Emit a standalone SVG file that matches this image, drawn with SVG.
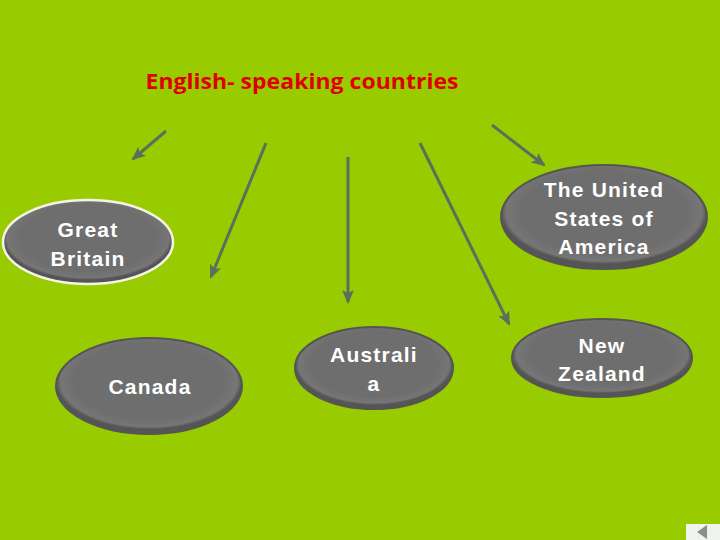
<svg xmlns="http://www.w3.org/2000/svg" width="720" height="540" viewBox="0 0 720 540">
<defs>
<radialGradient id="g" cx="50%" cy="45%" r="50%">
<stop offset="0.8" stop-color="#6e6e6e"/>
<stop offset="0.95" stop-color="#767676"/>
<stop offset="1" stop-color="#555555"/>
</radialGradient>
<marker id="ah" markerWidth="14" markerHeight="12" refX="12" refY="6" orient="auto" markerUnits="userSpaceOnUse">
<path d="M0,0 L14,6 L0,12 L3,6 z" fill="#5f6e5a"/>
</marker>
</defs>
<style>
.n{fill:url(#g);stroke:#555555;stroke-width:2}
.t{font-family:"Liberation Sans",Arial,sans-serif;font-size:21px;font-weight:bold;letter-spacing:1.2px;fill:#ffffff;text-anchor:middle;dominant-baseline:central}
.c{stroke:#5f6e5a;stroke-width:3;fill:none;marker-end:url(#ah)}
</style>
<rect width="720" height="540" fill="#99cc00"/>
<text x="302" y="89" font-family="'Open Sans',sans-serif" font-size="21" font-weight="700" fill="#e00000" text-anchor="middle" textLength="313" lengthAdjust="spacingAndGlyphs">English- speaking countries</text>
<g id="connectors">
<line class="c" x1="166" y1="131" x2="133" y2="159"/>
<line class="c" x1="266" y1="143" x2="211" y2="277"/>
<line class="c" x1="348" y1="157" x2="348" y2="302"/>
<line class="c" x1="420" y1="143" x2="509" y2="324"/>
<line class="c" x1="492" y1="125" x2="544" y2="165"/>
</g>
<g id="great-britain">
<ellipse cx="88" cy="242" rx="85" ry="42" class="n" style="stroke:#f4f4e8;stroke-width:2.5"/>
<text class="t" x="88" y="229">Great</text>
<text class="t" x="88" y="258">Britain</text>
</g>
<g id="canada">
<ellipse cx="149" cy="386" rx="93" ry="48" class="n"/>
<text class="t" x="150" y="386">Canada</text>
</g>
<g id="australia">
<ellipse cx="374" cy="368" rx="79" ry="41" class="n"/>
<text class="t" x="374" y="354">Australi</text>
<text class="t" x="374" y="383">a</text>
</g>
<g id="usa">
<ellipse cx="604" cy="217" rx="103" ry="52" class="n"/>
<text class="t" x="604" y="189">The United</text>
<text class="t" x="604" y="218">States of</text>
<text class="t" x="604" y="246">America</text>
</g>
<g id="new-zealand">
<ellipse cx="602" cy="358" rx="90" ry="39" class="n"/>
<text class="t" x="602" y="345">New</text>
<text class="t" x="602" y="373">Zealand</text>
</g>
<g id="nav">
<rect x="686" y="524" width="34" height="16" fill="#eef3ee"/>
<path d="M697,532 L707,525 L707,539 z" fill="#8a8f8a"/>
</g>
</svg>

What is being asked »
Extract all the data above exactly, excluding every picture.

Solution to this task »
Emit a standalone SVG file that matches this image, drawn with SVG.
<svg xmlns="http://www.w3.org/2000/svg" width="720" height="540" viewBox="0 0 720 540">
<defs>
<radialGradient id="g" cx="50%" cy="45%" r="50%">
<stop offset="0.8" stop-color="#6e6e6e"/>
<stop offset="0.95" stop-color="#767676"/>
<stop offset="1" stop-color="#555555"/>
</radialGradient>
<marker id="ah" markerWidth="14" markerHeight="12" refX="12" refY="6" orient="auto" markerUnits="userSpaceOnUse">
<path d="M0,0 L14,6 L0,12 L3,6 z" fill="#5f6e5a"/>
</marker>
</defs>
<style>
.n{fill:url(#g);stroke:#555555;stroke-width:2}
.t{font-family:"Liberation Sans",Arial,sans-serif;font-size:21px;font-weight:bold;letter-spacing:1.2px;fill:#ffffff;text-anchor:middle;dominant-baseline:central}
.c{stroke:#5f6e5a;stroke-width:3;fill:none;marker-end:url(#ah)}
</style>
<rect width="720" height="540" fill="#99cc00"/>
<text x="302" y="89" font-family="'Open Sans',sans-serif" font-size="21" font-weight="700" fill="#e00000" text-anchor="middle" textLength="313" lengthAdjust="spacingAndGlyphs">English- speaking countries</text>
<g id="connectors">
<line class="c" x1="166" y1="131" x2="133" y2="159"/>
<line class="c" x1="266" y1="143" x2="211" y2="277"/>
<line class="c" x1="348" y1="157" x2="348" y2="302"/>
<line class="c" x1="420" y1="143" x2="509" y2="324"/>
<line class="c" x1="492" y1="125" x2="544" y2="165"/>
</g>
<g id="great-britain">
<ellipse cx="88" cy="242" rx="85" ry="42" class="n" style="stroke:#f4f4e8;stroke-width:2.5"/>
<text class="t" x="88" y="229">Great</text>
<text class="t" x="88" y="258">Britain</text>
</g>
<g id="canada">
<ellipse cx="149" cy="386" rx="93" ry="48" class="n"/>
<text class="t" x="150" y="386">Canada</text>
</g>
<g id="australia">
<ellipse cx="374" cy="368" rx="79" ry="41" class="n"/>
<text class="t" x="374" y="354">Australi</text>
<text class="t" x="374" y="383">a</text>
</g>
<g id="usa">
<ellipse cx="604" cy="217" rx="103" ry="52" class="n"/>
<text class="t" x="604" y="189">The United</text>
<text class="t" x="604" y="218">States of</text>
<text class="t" x="604" y="246">America</text>
</g>
<g id="new-zealand">
<ellipse cx="602" cy="358" rx="90" ry="39" class="n"/>
<text class="t" x="602" y="345">New</text>
<text class="t" x="602" y="373">Zealand</text>
</g>
<g id="nav">
<rect x="686" y="524" width="34" height="16" fill="#eef3ee"/>
<path d="M697,532 L707,525 L707,539 z" fill="#8a8f8a"/>
</g>
</svg>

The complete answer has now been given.